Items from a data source
-.-.-
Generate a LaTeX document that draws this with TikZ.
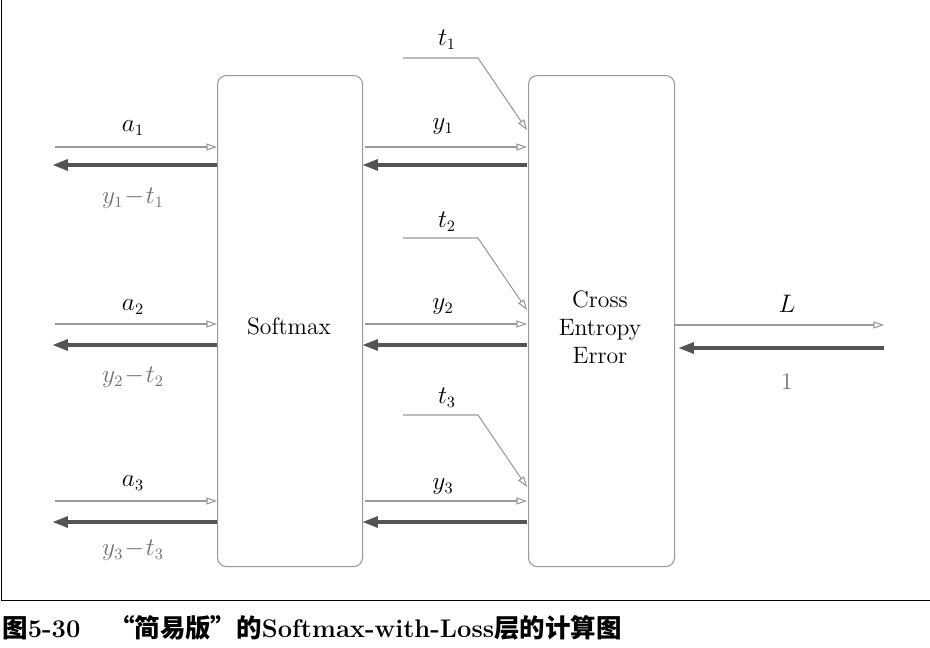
\documentclass[tikz,border=0pt]{standalone}
\usepackage{fontspec}
\newfontfamily\cjk{Noto Sans CJK SC}
\usetikzlibrary{arrows.meta}
\definecolor{thin}{gray}{0.6}
\definecolor{thick}{gray}{0.33}
\definecolor{lab}{gray}{0.45}
\begin{document}
\begin{tikzpicture}[x=0.02cm,y=-0.02cm,
  box/.style={draw=thin,rounded corners=5pt,line width=0.6pt},
  fwd/.style={draw=thin,line width=0.6pt,-{Triangle[open,length=6pt,width=4pt]}},
  bwd/.style={draw=thick,line width=2.2pt,-{Triangle[length=9pt,width=6pt]}},
  tl/.style={draw=thin,line width=0.6pt,-{Triangle[open,length=6pt,width=4pt]}},
  lb/.style={font=\fontsize{13.5}{16}\selectfont},
  gl/.style={font=\fontsize{13.5}{16}\selectfont,text=lab}]
\useasboundingbox (0,0) rectangle (930,647);
\draw[line width=0.5pt] (1,0) -- (1,600) -- (930,600);
\node[box,minimum width=145*0.02cm,minimum height=491*0.02cm,anchor=north west] (sm) at (217,75) {};
\node[box,minimum width=146*0.02cm,minimum height=491*0.02cm,anchor=north west] (ce) at (528,75) {};
\node[lb] (smt) at (289,326) {Softmax};
\node[lb,align=center] (cet) at (600,327) {Cross\\Entropy\\Error};
\foreach \i/\yf/\yb/\ya/\yg/\yy/\yt/\ylt in {1/147/165/128/198/127/58/40, 2/324/345/307/377/307/238/222, 3/501/522/483/550/487/415/398}{
  \coordinate (la\i) at (55,\yf);
  \coordinate (ra\i) at (217,\yf);
  \coordinate (lb\i) at (217,\yb);
  \coordinate (rb\i) at (52,\yb);
  \draw[fwd] (la\i) -- (ra\i);
  \draw[bwd] (lb\i) -- (rb\i);
  \node[lb] (a\i) at (133,\ya) {$a_{\i}$};
  \node[gl] (g\i) at (133,\yg) {$y_{\i}\!-\!t_{\i}$};
  \coordinate (my\i) at (365,\yf);
  \coordinate (cy\i) at (527,\yf);
  \coordinate (cb\i) at (527,\yb);
  \coordinate (mb\i) at (362,\yb);
  \draw[fwd] (my\i) -- (cy\i);
  \draw[bwd] (cb\i) -- (mb\i);
  \node[lb] (y\i) at (443,\yy) {$y_{\i}$};
  \coordinate (ts\i) at (403,\yt);
  \coordinate (tk\i) at (478,\yt);
  \coordinate (te\i) at (527,\yt+72);
  \draw[tl] (ts\i) -- (tk\i) -- (te\i);
  \node[lb] (t\i) at (447,\ylt) {$t_{\i}$};
}
\coordinate (l0) at (674,325);
\coordinate (l1) at (884,325);
\draw[fwd] (l0) -- (l1);
\coordinate (o0) at (884,348);
\coordinate (o1) at (678,348);
\draw[bwd] (o0) -- (o1);
\node[lb] (L) at (787,304) {$L$};
\node[gl] (one) at (787,382) {1};
\node[anchor=west,font=\fontsize{14.5}{17}\selectfont\bfseries,inner sep=0pt] (cap) at (2,628) {{\cjk 图}5-30\ \ \ {\cjk “简易版”的}Softmax-with-Loss{\cjk 层的计算图}};
\end{tikzpicture}
\end{document}
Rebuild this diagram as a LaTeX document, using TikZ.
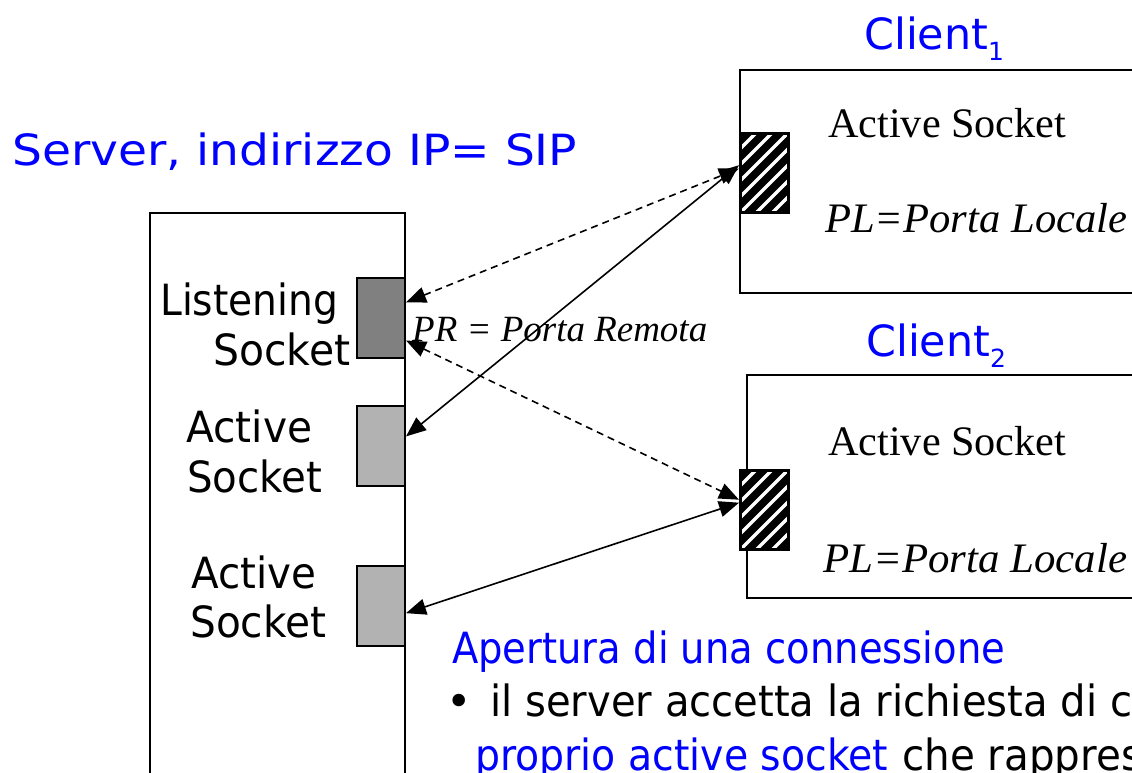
\documentclass[tikz,border=0pt]{standalone}
\usepackage{fontspec}
\setmainfont{Liberation Serif}
\newfontfamily\comic{DejaVu Sans}
\usetikzlibrary{arrows.meta}
\definecolor{ttblue}{RGB}{0,0,255}
\definecolor{lsgray}{RGB}{128,128,128}
\definecolor{asgray}{RGB}{178,178,178}
\newcommand\fitw[2]{\resizebox{#1}{\height}{#2}}
\begin{document}
\begin{tikzpicture}[x=1pt,y=-1pt,
  frame/.style={draw, line width=2pt},
  sock/.style={draw, line width=2pt, inner sep=0pt, minimum width=48pt, minimum height=80pt},
  lsock/.style={sock, fill=lsgray},
  asock/.style={sock, fill=asgray},
  hsock/.style={sock, fill=black, path picture={
      \foreach \k in {-7,...,4}{
        \draw[white, line width=3.5pt] ([xshift=\k*16pt]path picture bounding box.south west) -- ++(130pt,130pt);}
      \draw[line width=4pt] (path picture bounding box.south west) rectangle (path picture bounding box.north east);}},
  stxt/.style={inner sep=0pt, anchor=base west, font=\comic\fontsize{43pt}{50pt}\selectfont},
  btxt/.style={stxt, text=ttblue},
  rtxt/.style={inner sep=0pt, anchor=base west, font=\itshape\fontsize{42pt}{50pt}\selectfont},
  utxt/.style={inner sep=0pt, anchor=base west, font=\fontsize{42pt}{50pt}\selectfont},
  conn/.style={line width=1.6pt, {Triangle[length=20pt,width=16pt]}-{Triangle[length=20pt,width=16pt]}},
  dconn/.style={conn, dash pattern=on 7pt off 5pt}
]
\useasboundingbox (0,0) rectangle (1132,773);
\clip (0,0) rectangle (1132,773);

% server
\path[frame] (150,213) coordinate (srvnw) rectangle (405,800) coordinate (srvse);
\node[lsock] (ls) at (381,318) {};
\node[asock] (a1) at (381,445.5) {};
\node[asock] (a2) at (381,606) {};

% clients
\path[frame] (1140,70) -- (740,70) -- (740,293) -- (1140,293);
\path[frame] (1140,375) -- (747,375) -- (747,598) -- (1140,598);
\node[hsock, minimum width=49pt] (c1s) at (764.5,173) {};
\node[hsock, minimum width=49pt] (c2s) at (764.5,510) {};

% titles
\node[btxt] (srvt) at (12,165) {\fitw{565pt}{Server, indirizzo IP= SIP}};
\node[btxt] (c1t) at (864,50) {\fitw{124pt}{Client}\raisebox{-11pt}{\fontsize{25pt}{25pt}\selectfont 1}};
\node[btxt] (c2t) at (866,356) {\fitw{124pt}{Client}\raisebox{-11pt}{\fontsize{25pt}{25pt}\selectfont 2}};

% server labels
\node[stxt] (lst1) at (160,315) {\fitw{178pt}{Listening}};
\node[stxt] (lst2) at (213,365) {\fitw{137pt}{Socket}};
\node[stxt] (as1a) at (186,442) {\fitw{126pt}{Active}};
\node[stxt] (as1b) at (187,492) {\fitw{135pt}{Socket}};
\node[stxt] (as2a) at (191,588) {\fitw{125pt}{Active}};
\node[stxt] (as2b) at (190,637) {\fitw{136pt}{Socket}};

% client labels
\node[utxt] (c1a) at (828,138) {\fitw{238pt}{Active Socket}};
\node[rtxt] (c1p) at (825,232) {\fitw{302pt}{PL=Porta Locale}};
\node[utxt] (c2a) at (828,455) {\fitw{238pt}{Active Socket}};
\node[rtxt] (c2p) at (823,572) {\fitw{304pt}{PL=Porta Locale}};
\node[rtxt, font=\itshape\fontsize{37pt}{44pt}\selectfont] (pr) at (412,341) {\fitw{295pt}{PR = Porta Remota}};

% connectors
\draw[dconn] (ls.32) -- (c1s.170);
\draw[dconn] (ls.-42) -- (c2s.158);
\draw[conn] (a1.20) -- (c1s.163);
\draw[conn] (a2.-16) -- (c2s.164);

% text block
\node[btxt] (ap) at (452,663) {\fitw{553pt}{Apertura di una connessione}};
\node[stxt] (bul) at (446,716) {•};
\node[stxt] (l1) at (490,716) {\fitw{642pt}{il server accetta la richiesta di c}};
\node[btxt] (l2a) at (475,770) {\fitw{413pt}{proprio active socket}};
\node[stxt] (l2b) at (902,770) {\fitw{240pt}{che rappres}};
\end{tikzpicture}
\end{document}
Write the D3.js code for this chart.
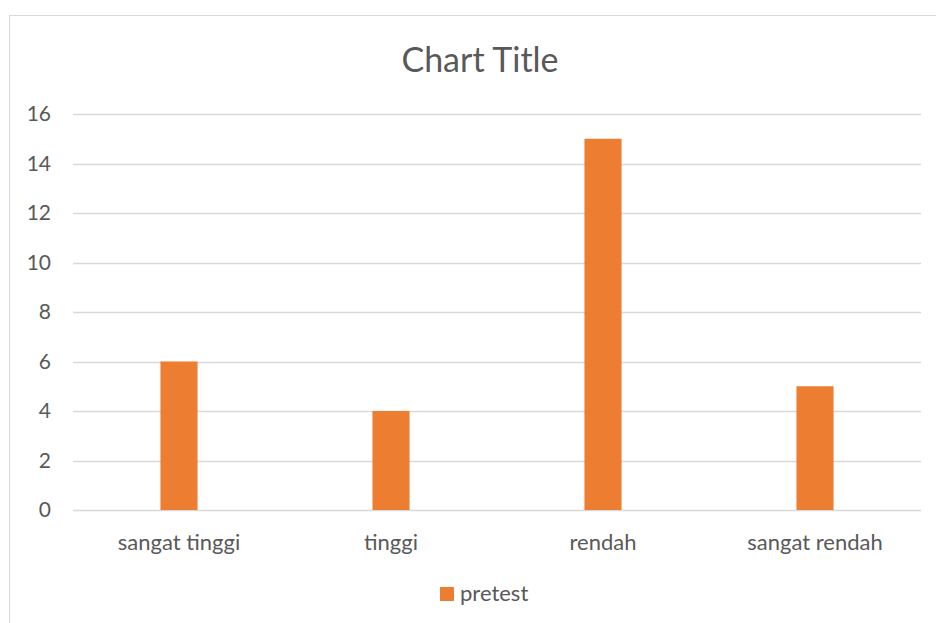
<!DOCTYPE html>
<html>
<head>
<meta charset="utf-8">
<script src="https://cdn.jsdelivr.net/npm/d3@7"></script>
<style>
  body { margin: 0; background: #fff; }
  svg text { font-family: Lato, "Open Sans", sans-serif; fill: #595959; }
</style>
</head>
<body>
<div id="chart"></div>
<script>
var categories = ["sangat tinggi", "tinggi", "rendah", "sangat rendah"];
var pretest = [6, 4, 15, 5];
var yTicks = [0, 2, 4, 6, 8, 10, 12, 14, 16];
var seriesName = "pretest";

var width = 936, height = 623;
var plotLeft = 73, plotRight = 921, plotTop = 114, plotBottom = 510;

var svg = d3.select("#chart").append("svg")
    .attr("width", width)
    .attr("height", height);

// chart frame
svg.append("rect")
    .attr("x", 9.5)
    .attr("y", 15.5)
    .attr("width", 940)
    .attr("height", 620)
    .attr("fill", "#fff")
    .attr("stroke", "#d9d9d9");

var x = d3.scaleBand()
    .domain(categories)
    .range([plotLeft, plotRight])
    .paddingInner(0.825)
    .paddingOuter(0.4125);

var y = d3.scaleLinear()
    .domain([0, 16])
    .range([plotBottom, plotTop]);

// gridlines
svg.append("g")
    .selectAll("line")
    .data(yTicks)
    .enter()
    .append("line")
    .attr("x1", plotLeft)
    .attr("x2", plotRight)
    .attr("y1", function(d){ return Math.round(y(d)) + 0.5; })
    .attr("y2", function(d){ return Math.round(y(d)) + 0.5; })
    .attr("stroke", "#d9d9d9")
    .attr("stroke-width", 1.5);

// y tick labels
svg.append("g")
    .selectAll("text")
    .data(yTicks)
    .enter()
    .append("text")
    .attr("x", 51)
    .attr("y", function(d){ return y(d) + 7; })
    .attr("text-anchor", "end")
    .style("font-size", "21px")
    .text(function(d){ return d; });

// bars
svg.append("g")
    .selectAll("rect")
    .data(pretest)
    .enter()
    .append("rect")
    .attr("x", function(d, i){ return x(categories[i]); })
    .attr("y", function(d){ return y(d); })
    .attr("width", x.bandwidth())
    .attr("height", function(d){ return plotBottom - y(d); })
    .attr("fill", "#ed7d31");

// category labels
svg.append("g")
    .selectAll("text")
    .data(categories)
    .enter()
    .append("text")
    .attr("x", function(d){ return x(d) + x.bandwidth() / 2; })
    .attr("y", 550)
    .attr("text-anchor", "middle")
    .style("font-size", "22px")
    .text(function(d){ return d; });

// title
svg.append("text")
    .attr("x", 480)
    .attr("y", 72)
    .attr("text-anchor", "middle")
    .style("font-size", "34px")
    .text("Chart Title");

// legend
svg.append("rect")
    .attr("x", 440)
    .attr("y", 587)
    .attr("width", 14)
    .attr("height", 14)
    .attr("fill", "#ed7d31");
svg.append("text")
    .attr("x", 460)
    .attr("y", 601)
    .style("font-size", "22px")
    .text(seriesName);
</script>
</body>
</html>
-.-.-
SET EXERCISE
From the data above, gather every line that includes the word "LaTeX".

SOLVED PROBLEM
Generate a LaTeX document that draws this with TikZ.
Rebuild this diagram as a LaTeX document, using TikZ.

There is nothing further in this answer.